The recent announcement by the Commodity Futures Trading Commission (CFTC) that it had fined a tier one Swap Dealer $1.5m for failing to comply with swap data reporting obligations is a timely reminder of the importance of ensuring accuracy when reporting.

A simple valid but wrong issue

The issue related to valuation submissions where the firm submitted daily valuations for each open position but a “single issue within the reporting engine” resulted in the wrong mark-to-market value being populated for 91% of the equity swap positions.
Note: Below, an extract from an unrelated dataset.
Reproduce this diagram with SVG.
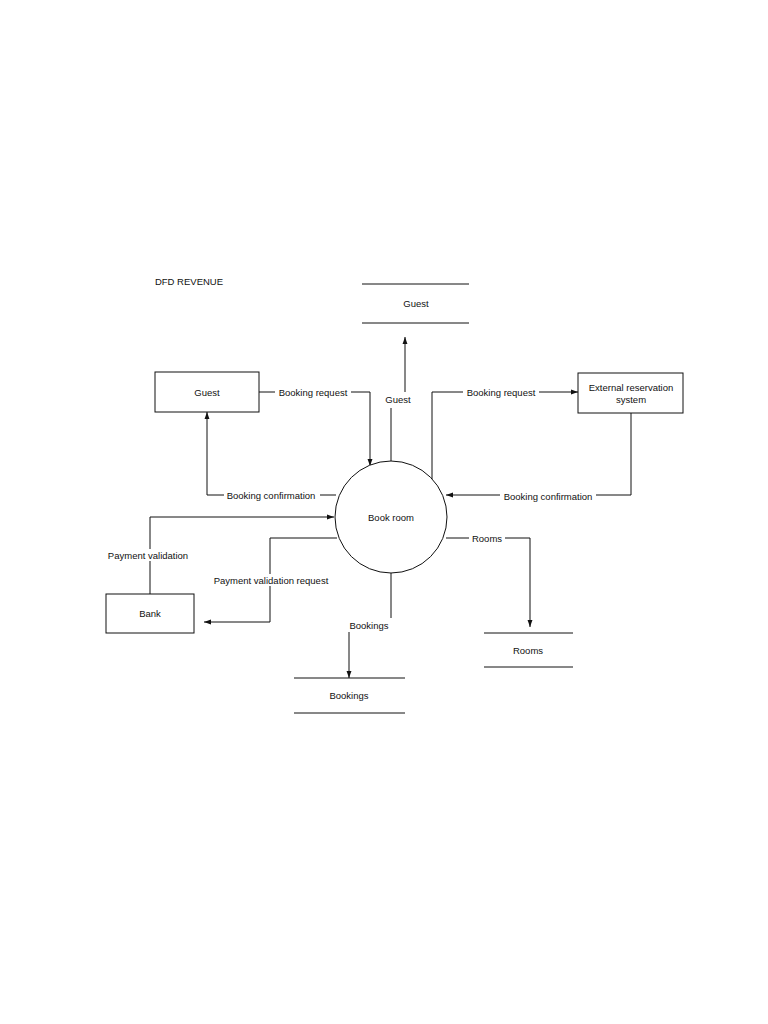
<svg xmlns="http://www.w3.org/2000/svg" width="768" height="1024" viewBox="0 0 768 1024">
<style>
text{font-family:"Liberation Sans",Arial,sans-serif;font-size:9.5px;fill:#111;text-anchor:middle;dominant-baseline:central}
.b{fill:#fff;stroke:#111;stroke-width:1}
.s{stroke:#111;stroke-width:1}
.c path{fill:none;stroke:#111;stroke-width:1}
.lb{fill:#fff;stroke:none}
</style>
<defs>
<marker id="a" viewBox="0 0 10 10" refX="10" refY="5" markerWidth="7" markerHeight="7" markerUnits="userSpaceOnUse" orient="auto">
<path d="M0,1.5 L10,5 L0,8.5 z" fill="#111"/>
</marker>
</defs>
<rect width="768" height="1024" fill="#fff"/>
<text x="189" y="281">DFD REVENUE</text>
<g class="c" id="connectors">
<path d="M259,392 H370 V466" marker-end="url(#a)"/>
<path d="M391,461 V408"/>
<path d="M405,392 V337" marker-end="url(#a)"/>
<path d="M432,479 V392 H578" marker-end="url(#a)"/>
<path d="M631,413 V495 H446" marker-end="url(#a)"/>
<path d="M336,495 H207 V412" marker-end="url(#a)"/>
<path d="M150,594 V517 H334" marker-end="url(#a)"/>
<path d="M337,538 H270 V622 H204" marker-end="url(#a)"/>
<path d="M446,538 H530 V627" marker-end="url(#a)"/>
<path d="M391,573 V618"/>
<path d="M349,632 V678" marker-end="url(#a)"/>
<rect class="lb" x="275" y="386" width="76" height="12"/>
<text x="313" y="392">Booking request</text>
<text x="398" y="399">Guest</text>
<rect class="lb" x="463" y="386" width="76" height="12"/>
<text x="501" y="392">Booking request</text>
<rect class="lb" x="500" y="489" width="96" height="12"/>
<text x="548" y="496">Booking confirmation</text>
<rect class="lb" x="224" y="489" width="96" height="12"/>
<text x="271" y="495">Booking confirmation</text>
<rect class="lb" x="105" y="549" width="86" height="12"/>
<text x="148" y="555">Payment validation</text>
<rect class="lb" x="210" y="574" width="122" height="12"/>
<text x="271" y="580">Payment validation request</text>
<rect class="lb" x="469" y="532" width="36" height="12"/>
<text x="487" y="538">Rooms</text>
<text x="369" y="625">Bookings</text>
</g>
<g id="book-room">
<circle class="b" cx="391" cy="517" r="56"/>
<text x="391" y="517">Book room</text>
</g>
<g id="guest-entity">
<rect class="b" x="155" y="372" width="104" height="40"/>
<text x="207" y="392">Guest</text>
</g>
<g id="external-reservation-system">
<rect class="b" x="578" y="373" width="105" height="40"/>
<text x="631" y="387">External reservation</text>
<text x="631" y="399">system</text>
</g>
<g id="bank">
<rect class="b" x="106" y="594" width="88" height="39"/>
<text x="150" y="613">Bank</text>
</g>
<g id="guest-store">
<line class="s" x1="362" y1="284" x2="469" y2="284"/>
<line class="s" x1="362" y1="323" x2="469" y2="323"/>
<text x="416" y="303">Guest</text>
</g>
<g id="rooms-store">
<line class="s" x1="484" y1="633" x2="573" y2="633"/>
<line class="s" x1="484" y1="667" x2="573" y2="667"/>
<text x="528" y="650">Rooms</text>
</g>
<g id="bookings-store">
<line class="s" x1="294" y1="678" x2="405" y2="678"/>
<line class="s" x1="294" y1="713" x2="405" y2="713"/>
<text x="349" y="695">Bookings</text>
</g>
</svg>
This is a very timely reminder of something I’ve been advocating for years and the team here at Kaizen are very passionate about. This is what we call the ‘valid but wrong’ problem. It’s not enough to get the submissions accepted into the SDR and call it job done. The data may have been validated but it doesn’t mean it is accurate. This is why it’s crucial that firms have robust controls to continually assess the integrity, completeness and accuracy of the data. Once it’s in the SDR it is regulated data and no longer your own.

Sleepless nights

The apparent simplicity of this issue – supposed to source from Field A but instead picked up Field B and both look like good valuations – will alarm many a reporting firm. Such a simple mistake in the original code or a defect that was introduced later but with very serious consequences. Aside from the fine there’s the costs of the investigation, the time spent discussing with the regulator, the adverse publicity and remediating 22 million records across several years’ submissions.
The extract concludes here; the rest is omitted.